→ **STATED TASK**: Extract, from the listing that follows, each line containing the word "this".

→ **SUPPLIED MATERIAL**:
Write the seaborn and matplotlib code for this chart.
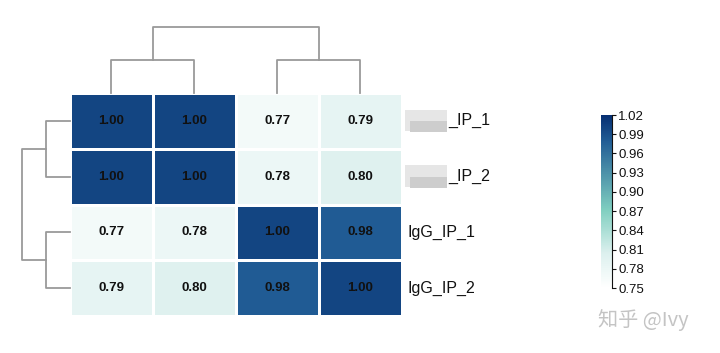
import numpy as np
import pandas as pd
import seaborn as sns
import matplotlib.pyplot as plt
from matplotlib.colors import LinearSegmentedColormap
from matplotlib.patches import Rectangle

# correlation matrix of samples
samples = ["_IP_1", "_IP_2", "IgG_IP_1", "IgG_IP_2"]
row1 = [1.00, 1.00, 0.77, 0.79]
row2 = [1.00, 1.00, 0.78, 0.80]
row3 = [0.77, 0.78, 1.00, 0.98]
row4 = [0.79, 0.80, 0.98, 1.00]
cbar_ticks = [0.75, 0.78, 0.81, 0.84, 0.87, 0.90, 0.93, 0.96, 0.99, 1.02]

df = pd.DataFrame([row1, row2, row3, row4], index=samples, columns=samples)


def average_linkage(dist):
    # tiny agglomerative clustering, returns nested tuples
    groups = [(i, [i]) for i in range(len(dist))]
    while len(groups) > 1:
        best = None
        for a in range(len(groups)):
            for b in range(a + 1, len(groups)):
                d = np.mean([dist[i][j] for i in groups[a][1] for j in groups[b][1]])
                if best is None or d < best[0]:
                    best = (d, a, b)
        _, a, b = best
        merged = ((groups[a][0], groups[b][0]), groups[a][1] + groups[b][1])
        groups = [g for k, g in enumerate(groups) if k not in (a, b)]
        groups.insert(a, merged)
    return groups[0][0]


def draw_tree(ax, node, orient):
    if isinstance(node, int):
        return node + 0.5, 0
    lx, lh = draw_tree(ax, node[0], orient)
    rx, rh = draw_tree(ax, node[1], orient)
    h = max(lh, rh) + 1
    xs = [lx, lx, rx, rx]
    hs = [lh, h, h, rh]
    if orient == "top":
        ax.plot(xs, hs, color="#9a9a9a", lw=1.3, clip_on=False)
    else:
        ax.plot(hs, xs, color="#9a9a9a", lw=1.3, clip_on=False)
    return (lx + rx) / 2, h


tree = average_linkage(1 - df.values)

cmap = LinearSegmentedColormap.from_list(
    "wtb", [(0, "#ffffff"), (0.2, "#dcf0ee"), (0.45, "#80cfc0"),
            (0.85, "#215d95"), (1, "#062f72")])

fig = plt.figure(figsize=(7.2, 3.53), dpi=100)
ax = fig.add_axes([0.0972, 0.1048, 0.4611, 0.6317])
cax = fig.add_axes([0.8347, 0.1841, 0.0153, 0.4901])
ax_top = fig.add_axes([0.0972, 0.7365, 0.4611, 0.187])
ax_left = fig.add_axes([0.0306, 0.1048, 0.0667, 0.6317])

sns.heatmap(df, ax=ax, cmap=cmap, vmin=0.75, vmax=1.02, annot=True, fmt=".2f",
            linewidths=1, linecolor="white", cbar_ax=cax,
            xticklabels=False, yticklabels=False,
            annot_kws=dict(color="#111111", fontsize=9.5, fontweight="bold",
                           family="Liberation Sans"))
ax.set_xlabel("")
ax.set_ylabel("")
ax.tick_params(left=False, bottom=False)

# row labels on the right
for i, name in enumerate(samples):
    off = 46 if i < 2 else 6
    ax.annotate(name, xy=(4, i + 0.5), xytext=(off, 0), textcoords="offset pixels",
                ha="left", va="center", fontsize=11.5, family="Liberation Sans",
                color="#111111", annotation_clip=False)
    if i < 2:
        # blurred part of the label
        ax.add_patch(Rectangle((4.04, i + 0.3), 0.5, 0.38, color="#e6e6e6",
                               clip_on=False, lw=0))
        ax.add_patch(Rectangle((4.10, i + 0.5), 0.44, 0.2, color="#cdcdcd",
                               clip_on=False, lw=0))

# colorbar
cbar = ax.collections[0].colorbar
cbar.outline.set_visible(False)
cbar.set_ticks(cbar_ticks)
cbar.set_ticklabels([f"{t:.2f}" for t in cbar_ticks])
cax.tick_params(labelsize=9.5, length=3, width=0.8, pad=1.5, colors="#111111")
for t in cax.get_yticklabels():
    t.set_family("Liberation Sans")
cax.plot([1, 1], [0.75, 1.02], color="#111111", lw=0.8, clip_on=False,
         transform=cax.get_yaxis_transform())

# dendrograms
draw_tree(ax_top, tree, "top")
ax_top.set_xlim(0, 4)
ax_top.set_ylim(0, 2)
ax_top.axis("off")

draw_tree(ax_left, tree, "left")
ax_left.set_ylim(4, 0)
ax_left.set_xlim(2, 0)
ax_left.axis("off")

fig.text(0.83, 0.093, "知乎 @Ivy", fontsize=14.5, color="#c4c4c4", va="center",
         family=["Noto Sans CJK SC", "DejaVu Sans"])

fig.savefig("out.png", dpi=100)
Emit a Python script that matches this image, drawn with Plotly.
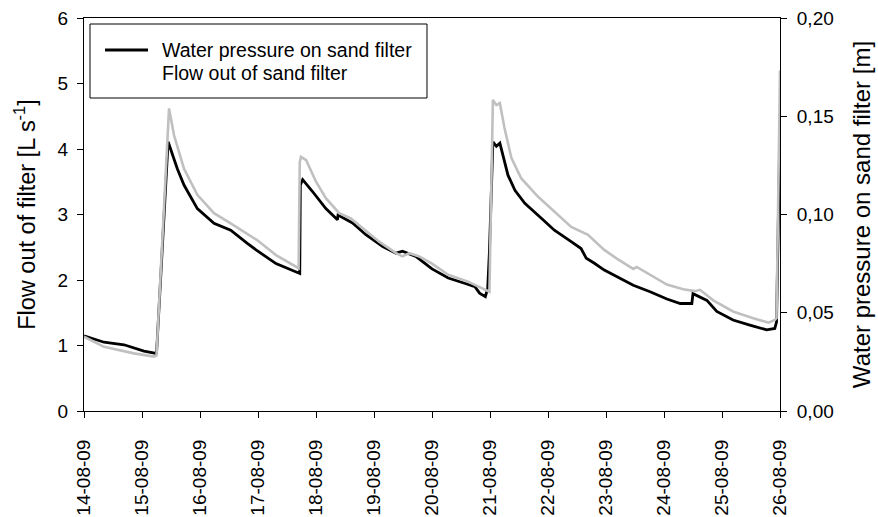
import pandas as pd
import plotly.graph_objects as go

# Time in days since 14-08-09 00:00
pressure_days = [0.0, 0.345, 0.69, 1.034, 1.236, 1.25, 1.45, 1.609, 1.724, 1.954, 2.241, 2.529,
                 2.816, 2.966, 3.31, 3.70, 3.72, 3.73, 3.77, 3.94, 4.17, 4.37, 4.38, 4.63, 4.86,
                 5.15, 5.38, 5.49, 5.72, 6.0, 6.28, 6.56, 6.74, 6.82, 6.92, 6.96, 6.99, 7.05,
                 7.11, 7.17, 7.31, 7.43, 7.60, 7.89, 8.11, 8.40, 8.57, 8.66, 8.80, 8.97, 9.18,
                 9.47, 9.76, 10.05, 10.28, 10.48, 10.50, 10.62, 10.74, 10.91, 11.19, 11.48,
                 11.77, 11.91, 11.94, 12.0]
pressure_m = [0.0383, 0.0350, 0.0337, 0.0305, 0.0293, 0.0290, 0.1370, 0.1233, 0.1150, 0.1030,
              0.0955, 0.0920, 0.0853, 0.0820, 0.0750, 0.0700, 0.0700, 0.1150, 0.1177, 0.1117,
              0.1030, 0.0973, 0.0997, 0.0957, 0.0897, 0.0837, 0.0803, 0.0813, 0.0787, 0.0723,
              0.0677, 0.0650, 0.0633, 0.0600, 0.0582, 0.0623, 0.0810, 0.1370, 0.1347, 0.1363,
              0.1200, 0.1123, 0.1057, 0.0980, 0.0920, 0.0862, 0.0827, 0.0777, 0.0752, 0.0717,
              0.0683, 0.0640, 0.0607, 0.0570, 0.0547, 0.0547, 0.0597, 0.0580, 0.0563, 0.0507,
              0.0463, 0.0437, 0.0413, 0.0420, 0.0453, 0.1450]

flow_days = [0.0, 0.345, 0.86, 1.207, 1.25, 1.466, 1.552, 1.724, 1.954, 2.241, 2.529, 2.759,
             3.0, 3.31, 3.655, 3.70, 3.72, 3.741, 3.83, 4.0, 4.17, 4.40, 4.60, 4.80, 5.09, 5.38,
             5.49, 5.61, 5.78, 6.0, 6.28, 6.62, 6.91, 6.99, 7.05, 7.11, 7.17, 7.25, 7.37, 7.54,
             7.83, 8.11, 8.40, 8.69, 8.97, 9.18, 9.47, 9.53, 9.76, 10.05, 10.33, 10.53, 10.62,
             10.85, 11.19, 11.54, 11.80, 11.91, 11.94, 12.0]
flow_lps = [1.134, 0.98, 0.88, 0.83, 0.85, 4.62, 4.21, 3.70, 3.30, 3.02, 2.865, 2.74,
            2.60, 2.38, 2.20, 2.18, 3.80, 3.88, 3.83, 3.50, 3.25, 3.02, 2.94, 2.79, 2.585, 2.41,
            2.36, 2.41, 2.36, 2.25, 2.08, 1.975, 1.85, 1.82, 4.75, 4.67, 4.70, 4.32, 3.86, 3.55,
            3.27, 3.04, 2.81, 2.69, 2.46, 2.33, 2.17, 2.20, 2.08, 1.93, 1.86, 1.83, 1.85,
            1.69, 1.52, 1.415, 1.35, 1.39, 1.42, 5.2]

flow_ticks = [0, 1, 2, 3, 4, 5, 6]
pressure_ticks = [0.0, 0.05, 0.10, 0.15, 0.20]
pressure_ticktext = ["0,00", "0,05", "0,10", "0,15", "0,20"]
legend_names = ["Water pressure on sand filter", "Flow out of sand filter"]

base = pd.Timestamp("2009-08-14")
p_time = base + pd.to_timedelta(pressure_days, unit="D")
f_time = base + pd.to_timedelta(flow_days, unit="D")

FONT = "Liberation Sans, Arial, sans-serif"

fig = go.Figure()
fig.add_trace(go.Scatter(x=p_time, y=pressure_m, mode="lines", yaxis="y",
                         line=dict(color="#000000", width=2.8),
                         name=legend_names[0], showlegend=False))
fig.add_trace(go.Scatter(x=f_time, y=flow_lps, mode="lines", yaxis="y2",
                         line=dict(color="#c0c0c0", width=2.6),
                         name=legend_names[1], showlegend=False))

# Legend box (drawn in paper coordinates)
fig.add_shape(type="rect", xref="paper", yref="paper",
              x0=0.0086, x1=0.4928, y0=0.7964, y1=0.9847,
              line=dict(color="black", width=1), fillcolor="white", layer="above")
fig.add_shape(type="line", xref="paper", yref="paper",
              x0=0.0302, x1=0.0920, y0=0.9186, y1=0.9186,
              line=dict(color="black", width=2.8), layer="above")
fig.add_annotation(xref="paper", yref="paper", x=0.1092, y=0.9186,
                   xanchor="left", yanchor="middle", showarrow=False,
                   text=legend_names[0], font=dict(size=19.5))
fig.add_annotation(xref="paper", yref="paper", x=0.1092, y=0.8601,
                   xanchor="left", yanchor="middle", showarrow=False,
                   text=legend_names[1], font=dict(size=19.5))

fig.update_layout(
    width=878, height=517,
    margin=dict(l=84, r=98, t=18, b=106),
    paper_bgcolor="white", plot_bgcolor="white",
    font=dict(family=FONT, size=19, color="black"),
    showlegend=False,
    xaxis=dict(type="date", range=[base, base + pd.Timedelta(days=12)],
               tick0=base, dtick=86400000, tickformat="%d-%m-%y", tickangle=-90,
               ticks="outside", ticklen=6, tickcolor="black", showline=True,
               linecolor="black", linewidth=1, mirror=True, showgrid=False,
               zeroline=False, automargin=False, ticklabelstandoff=14,
               ticklabeloverflow="allow", tickfont=dict(size=19)),
    yaxis=dict(side="right", range=[0, 0.20], tickvals=pressure_ticks,
               ticktext=pressure_ticktext, ticks="outside", ticklen=6,
               tickcolor="black", showline=True, linecolor="black", linewidth=1,
               showgrid=False, zeroline=False, automargin=False, ticklabelstandoff=6,
               ticklabeloverflow="allow", tickfont=dict(size=19),
               title=dict(text="Water pressure on sand filter [m]",
                          font=dict(size=24), standoff=20)),
    yaxis2=dict(side="left", overlaying="y", range=[0, 6], tickvals=flow_ticks,
                ticks="outside", ticklen=6, tickcolor="black", showline=True,
                linecolor="black", linewidth=1, showgrid=False, zeroline=False,
                automargin=False, ticklabelstandoff=5, ticklabeloverflow="allow",
                tickfont=dict(size=19),
                title=dict(text="Flow out of filter [L s<sup>-1</sup>]",
                           font=dict(size=23.5), standoff=15)),
)

fig.write_html("out.html", config={"displayModeBar": False},
               post_script="document.body.style.margin='0';document.body.style.overflow='hidden';")
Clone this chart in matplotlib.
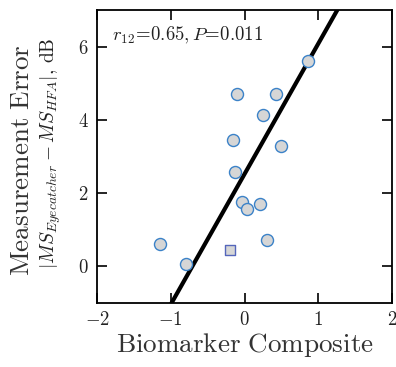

→ **CORRECT ANSWER**:
Write the seaborn and matplotlib code for this chart.
Emit a Python script that matches this image, drawn with Plotly.
Clone this chart in matplotlib.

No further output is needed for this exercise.